From the entries below, reproduce exactly the lines from the one with "Recreate this image" through the one with "(title.east -| b0t);", both included, without images.

━━━━━━━━

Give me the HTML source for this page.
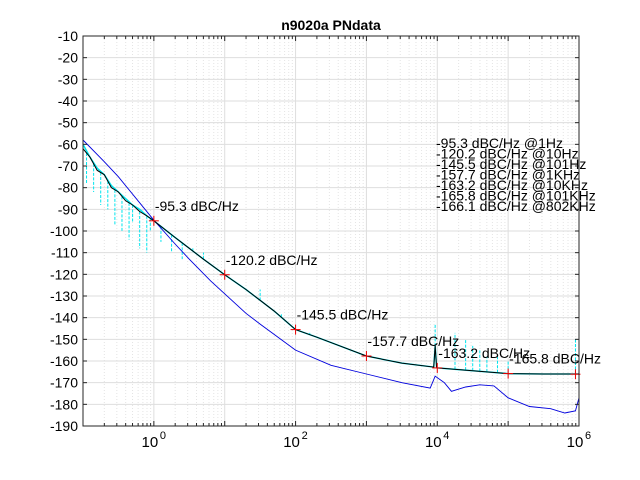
<!DOCTYPE html>
<html><head><meta charset="utf-8"><style>
body{margin:0;background:#fff;}
svg{display:block;font-family:"Liberation Sans",sans-serif;}
</style></head><body>
<svg id="chart" width="640" height="480">
<rect width="640" height="480" fill="#fff"/>
<text x="331" y="30" text-anchor="middle" font-size="14" font-weight="bold">n9020a PNdata</text>
<g id="grid"></g>
<g id="series"></g>
<g id="axes"></g>
</svg>
<script>
const xTickExps=[0,2,4,6];
const yTicks=[-10,-20,-30,-40,-50,-60,-70,-80,-90,-100,-110,-120,-130,-140,-150,-160,-170,-180,-190];
const blackLogF=[-1,-0.9,-0.8,-0.7,-0.6,-0.5,-0.4,-0.3,-0.2,-0.1,0,0.3,0.5,0.7,1,1.3,1.5,1.7,2,2.3,2.5,3,3.5,3.95,3.97,3.99,4,4.5,5,5.5,5.95,6];
const blackVals=[-62,-66,-72,-74,-80,-82,-86,-88,-91,-93,-95.3,-103,-108,-113,-120.2,-127,-132,-137,-145.5,-149,-151.5,-157.7,-161,-162.8,-153,-162.8,-163.2,-164.5,-165.8,-166,-166,-166];
const blueLogF=[-1,-0.7,-0.5,-0.2,0,0.3,0.5,0.8,1,1.3,1.5,2,2.5,3,3.5,3.9,3.97,4.1,4.2,4.4,4.6,4.8,5,5.3,5.6,5.8,5.95,6];
const blueVals=[-58,-68,-75,-87,-95,-106,-113,-123,-129,-138,-143,-155,-162,-166,-170,-172.5,-167,-170,-174,-172,-171,-171.5,-177,-181,-182,-184,-183,-177];
const cyanLogF=blackLogF;
const cyanVals=[-60,-66,-71,-74,-79,-82,-85,-88,-90,-93,-95.3,-103,-108,-113,-120.2,-127,-132,-137,-145.5,-149,-151.5,-157.7,-161,-162.8,-153,-162.8,-163.2,-164.5,-165.8,-166,-166,-166];
const spikeLogF=[-0.95,-0.85,-0.75,-0.65,-0.55,-0.45,-0.35,-0.3,-0.2,-0.1,-0.05,0.1,0.25,0.4,0.55,0.7,1.5,1.8,2.2,3.97,4.25,4.4,4.5,4.6,4.7,4.85,5,5.95,6];
const spikeVals=[-78,-82,-88,-90,-97,-100,-104,-96,-108,-110,-100,-105,-110,-113,-108,-110,-127,-138,-147,-143,-147,-150,-153,-155,-158,-158,-160,-150,-148];
const markerLogF=[0,1,2,3,4,5,5.95];
const markerVals=[-95.3,-120.2,-145.5,-157.7,-163.2,-165.8,-166.1];
const annLabels=["-95.3 dBC/Hz","-120.2 dBC/Hz","-145.5 dBC/Hz","-157.7 dBC/Hz","-163.2 dBC/Hz","-165.8 dBC/Hz"];
const legendLines=["-95.3 dBC/Hz @1Hz","-120.2 dBC/Hz @10Hz","-145.5 dBC/Hz @101Hz","-157.7 dBC/Hz @1KHz","-163.2 dBC/Hz @10KHz","-165.8 dBC/Hz @101KHz","-166.1 dBC/Hz @802KHz"];

const L=83,R=579,T=36,B=426,NS="http://www.w3.org/2000/svg";
const xs=lf=>L+(lf+1)/7*(R-L);
const ys=v=>T+(-10-v)/180*(B-T);
function mk(tag,attrs,parent){const e=document.createElementNS(NS,tag);for(const k in attrs)e.setAttribute(k,attrs[k]);parent.appendChild(e);return e;}
const grid=document.getElementById('grid'),ser=document.getElementById('series'),ax=document.getElementById('axes');
for(let d=-1;d<6;d++)for(let m=2;m<10;m++){const x=xs(d+Math.log10(m));
 const l=mk('line',{x1:x,x2:x,y1:T,y2:B,stroke:'#e4e4e4','stroke-dasharray':'1,2'},grid);
 
 }
for(let d=0;d<=6;d++){const x=xs(d);
 const l=mk('line',{x1:x,x2:x,y1:T,y2:B,stroke:'#dedede'},grid);
 
 }
yTicks.forEach(v=>{const y=ys(v);
 const l=mk('line',{x1:L,x2:R,y1:y,y2:y,stroke:'#dedede'},grid);
 
 
 const t=mk('text',{x:L-5,y:y+5,'text-anchor':'end','font-size':14},ax);t.textContent=v;
 
 
 mk('line',{x1:L,x2:L+4,y1:y,y2:y,stroke:'#262626'},ax);
 mk('line',{x1:R,x2:R-4,y1:y,y2:y,stroke:'#262626'},ax);});
xTickExps.forEach(e=>{const x=xs(e);
 const t=mk('text',{x:x-4,y:447,'text-anchor':'middle','font-size':15},ax);t.textContent='10';
 
 
 const s=mk('text',{x:x+6,y:439,'font-size':11},ax);s.textContent=e;
 
 });
for(let d=-1;d<6;d++)for(let m=1;m<10;m++){const x=xs(d+Math.log10(m));const len=m==1?5:3;
 mk('line',{x1:x,x2:x,y1:B,y2:B-len,stroke:'#262626'},ax);mk('line',{x1:x,x2:x,y1:T,y2:T+len,stroke:'#262626'},ax);}
const box=mk('rect',{x:L,y:T,width:R-L,height:B-T,fill:'none',stroke:'#262626'},ax);


function poly(fx,vals,color,w,dash,name){const p=mk('polyline',{points:fx.map((f,i)=>xs(f)+','+ys(vals[i])).join(' '),fill:'none',stroke:color,'stroke-width':w},ser);
 if(dash)p.setAttribute('stroke-dasharray',dash);
 
 }
poly(cyanLogF,cyanVals,'#00e5ee',1.5,null,'cyan-raw-series');
spikeLogF.forEach((f,i)=>{
 let base=blackVals[0];for(let k=0;k<blackLogF.length-1;k++){if(f>=blackLogF[k]&&f<=blackLogF[k+1]){const t=(f-blackLogF[k])/(blackLogF[k+1]-blackLogF[k]);base=blackVals[k]+t*(blackVals[k+1]-blackVals[k]);break;}}
 if(f>=6)base=blackVals[blackVals.length-1];
 const l=mk('line',{x1:xs(f),x2:xs(f),y1:ys(base),y2:ys(spikeVals[i]),stroke:'#00e5ee','stroke-width':1,'stroke-dasharray':'3,1.5'},ser);
 
 });
poly(blueLogF,blueVals,'#0000dd',0.9,null,'blue-series');
poly(blackLogF,blackVals,'#000',1,null,'black-smoothed-series');
markerLogF.forEach((f,i)=>{const x=xs(f),y=ys(markerVals[i]);
 const g=mk('g',{},ser);
 
 
 mk('line',{x1:x-5,x2:x+5,y1:y,y2:y,stroke:'#e00'},g);mk('line',{x1:x,x2:x,y1:y-5,y2:y+5,stroke:'#e00'},g);
 if(i<annLabels.length){const t=mk('text',{x:x+1,y:y-10,'font-size':14},ser);t.textContent=annLabels[i];
  
  }});
legendLines.forEach((s,i)=>{const t=mk('text',{x:436,y:148+i*10.5,'font-size':14},ser);t.textContent=s;
 
 });
</script>
</body></html>
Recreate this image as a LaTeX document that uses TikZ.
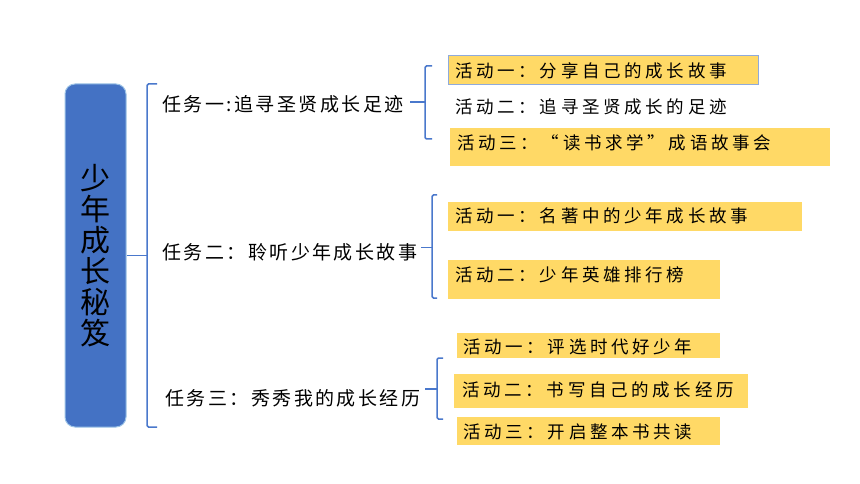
\documentclass[tikz,border=0pt]{standalone}
\usepackage{fontspec}
\usetikzlibrary{calc}
\newfontfamily\kaitask[LetterSpace=13]{Noto Sans CJK SC}
\newfontfamily\kaiact[LetterSpace=21]{Noto Sans CJK SC}
\newfontfamily\hei{Noto Sans CJK SC}
\definecolor{boxblue}{HTML}{4472C4}
\definecolor{boxedge}{HTML}{9DC3E6}
\definecolor{brkblue}{HTML}{4A78CC}
\definecolor{actyellow}{HTML}{FFD966}
\definecolor{actedge}{HTML}{8FAADC}
\begin{document}
\begin{tikzpicture}[x=1pt,y=-1pt,
  titlebox/.style={rectangle, rounded corners=10pt, fill=boxblue, draw=boxedge, line width=1pt,
    minimum width=61pt, minimum height=343pt, align=center, inner sep=0pt,
    font=\hei\fontsize{30}{31}\selectfont},
  brk/.style={draw=brkblue, line width=1.5pt, rounded corners=1.5pt},
  tasktext/.style={anchor=west, inner sep=0pt, font=\kaitask\fontsize{19}{24}\selectfont},
  acttext/.style={anchor=west, inner sep=0pt, font=\kaiact\fontsize{17.5}{22}\selectfont},
  actbox/.style={rectangle, fill=actyellow, inner sep=0pt}
]
\fill[white] (0,0) rectangle (860,484);
\useasboundingbox (0,0) rectangle (860,484);

% title
\node[titlebox] (title) at (95.5,255.5) {少\\年\\成\\长\\秘\\笈};

% main bracket
\coordinate (b0t) at (147,84);
\coordinate (b0b) at (147,427);
\draw[brk] ($(b0t)+(10,0)$) -- (b0t) -- (b0b) -- ++(10,0);
\draw[brk, rounded corners=0pt] (title.east) -- (title.east -| b0t);

% tasks
\node[tasktext] (t1) at (162,104) {任务一:追寻圣贤成长足迹};
\node[tasktext] (t2) at (162,252) {任务二：聆听少年成长故事};
\node[tasktext] (t3) at (165,398) {任务三：秀秀我的成长经历};

% bracket 1
\coordinate (b1t) at (425,66);
\coordinate (b1b) at (425,139);
\coordinate (b1m) at (425,102);
\draw[brk] ($(b1t)+(7,0)$) -- (b1t) -- (b1b) -- ++(7,0);
\draw[brk, rounded corners=0pt] ($(b1m)+(-15,0)$) -- (b1m);

% bracket 2
\coordinate (b2t) at (432,195);
\coordinate (b2b) at (432,298);
\coordinate (b2m) at (432,247.5);
\draw[brk] ($(b2t)+(5,0)$) -- (b2t) -- (b2b) -- ++(5,0);
\draw[brk, rounded corners=0pt] ($(b2m)+(-11,0)$) -- (b2m);

% bracket 3
\coordinate (b3t) at (437,358);
\coordinate (b3b) at (437,419);
\coordinate (b3m) at (437,389);
\draw[brk] ($(b3t)+(6,0)$) -- (b3t) -- (b3b) -- ++(6,0);
\draw[brk, rounded corners=0pt] ($(b3m)+(-12,0)$) -- (b3m);

% activity boxes
\node[actbox, draw=actedge, line width=0.8pt, minimum width=310pt, minimum height=29pt] (b11) at (603,69.5) {};
\node[actbox, minimum width=380pt, minimum height=38pt] (b13) at (640,147) {};
\node[actbox, minimum width=354pt, minimum height=29pt] (b21) at (625,216.5) {};
\node[actbox, minimum width=272pt, minimum height=39pt] (b22) at (584,279.5) {};
\node[actbox, minimum width=263pt, minimum height=25pt] (b31) at (588.5,345.5) {};
\node[actbox, minimum width=294pt, minimum height=34pt] (b32) at (601,391) {};
\node[actbox, minimum width=263pt, minimum height=28pt] (b33) at (588.5,431) {};

% activity texts
\node[acttext] (a11) at (455,71) {活动一：分享自己的成长故事};
\node[acttext] (a12) at (455,107) {活动二：追寻圣贤成长的足迹};
\node[acttext] (a13) at (457,143) {活动三：“读书求学”成语故事会};
\node[acttext] (a21) at (455,216) {活动一：名著中的少年成长故事};
\node[acttext] (a22) at (455,275) {活动二：少年英雄排行榜};
\node[acttext] (a31) at (463,347) {活动一：评选时代好少年};
\node[acttext] (a32) at (462,390) {活动二：书写自己的成长经历};
\node[acttext] (a33) at (463,432) {活动三：开启整本书共读};
\end{tikzpicture}
\end{document}
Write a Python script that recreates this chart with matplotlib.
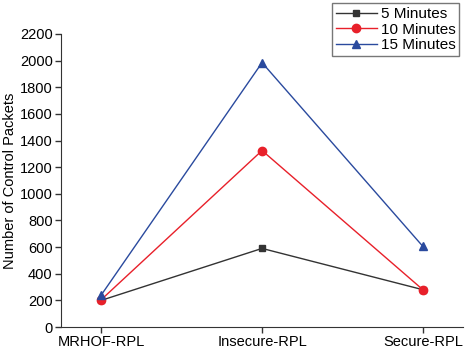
import matplotlib.pyplot as plt

plt.rcParams['font.family'] = ['Liberation Sans', 'DejaVu Sans']

# protocolos e numero de pacotes de controle
protocolos = ['MRHOF-RPL', 'Insecure-RPL', 'Secure-RPL']
min5 = [200, 590, 280]
min10 = [205, 1325, 280]
min15 = [240, 1985, 605]

fig = plt.figure(figsize=(4.74, 3.5), dpi=100)
ax = fig.add_axes([0.1287, 0.0657, 0.8483, 0.8372])

x = range(len(protocolos))
ax.plot(x, min5, color='#333333', marker='s', markersize=5, lw=1, label='5 Minutes')
ax.plot(x, min10, color='#e8202a', marker='o', markersize=6, lw=1, label='10 Minutes')
ax.plot(x, min15, color='#2a4a9e', marker='^', markersize=6, lw=1, label='15 Minutes')

ax.set_xlim(-0.25, 2.25)
ax.set_ylim(0, 2200)
ax.set_yticks(range(0, 2201, 200))
ax.set_xticks(list(x))
ax.set_xticklabels(protocolos)
ax.set_ylabel('Number of Control Packets', fontsize=10.5, labelpad=2)
ax.tick_params(labelsize=10.5, width=1, length=4, color='#333333', pad=2)
for s in ['top', 'right']:
    ax.spines[s].set_visible(False)
for s in ['left', 'bottom']:
    ax.spines[s].set_color('#333333')

leg = fig.legend(loc='upper right', bbox_to_anchor=(0.985, 1.012), fontsize=11,
                 fancybox=False, edgecolor='#777777', framealpha=1,
                 handlelength=2.7, borderpad=0.25, labelspacing=0.1, handletextpad=0.25)

fig.savefig('out.png', dpi=100)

━━━━━━━━

Response for this exercise:
Recreate this image as a LaTeX document that uses TikZ.
\documentclass[tikz,border=0pt]{standalone}
\usepackage{fontspec}
\usetikzlibrary{calc}
\newfontfamily\kaitask[LetterSpace=13]{Noto Sans CJK SC}
\newfontfamily\kaiact[LetterSpace=21]{Noto Sans CJK SC}
\newfontfamily\hei{Noto Sans CJK SC}
\definecolor{boxblue}{HTML}{4472C4}
\definecolor{boxedge}{HTML}{9DC3E6}
\definecolor{brkblue}{HTML}{4A78CC}
\definecolor{actyellow}{HTML}{FFD966}
\definecolor{actedge}{HTML}{8FAADC}
\begin{document}
\begin{tikzpicture}[x=1pt,y=-1pt,
  titlebox/.style={rectangle, rounded corners=10pt, fill=boxblue, draw=boxedge, line width=1pt,
    minimum width=61pt, minimum height=343pt, align=center, inner sep=0pt,
    font=\hei\fontsize{30}{31}\selectfont},
  brk/.style={draw=brkblue, line width=1.5pt, rounded corners=1.5pt},
  tasktext/.style={anchor=west, inner sep=0pt, font=\kaitask\fontsize{19}{24}\selectfont},
  acttext/.style={anchor=west, inner sep=0pt, font=\kaiact\fontsize{17.5}{22}\selectfont},
  actbox/.style={rectangle, fill=actyellow, inner sep=0pt}
]
\fill[white] (0,0) rectangle (860,484);
\useasboundingbox (0,0) rectangle (860,484);

% title
\node[titlebox] (title) at (95.5,255.5) {少\\年\\成\\长\\秘\\笈};

% main bracket
\coordinate (b0t) at (147,84);
\coordinate (b0b) at (147,427);
\draw[brk] ($(b0t)+(10,0)$) -- (b0t) -- (b0b) -- ++(10,0);
\draw[brk, rounded corners=0pt] (title.east) -- (title.east -| b0t);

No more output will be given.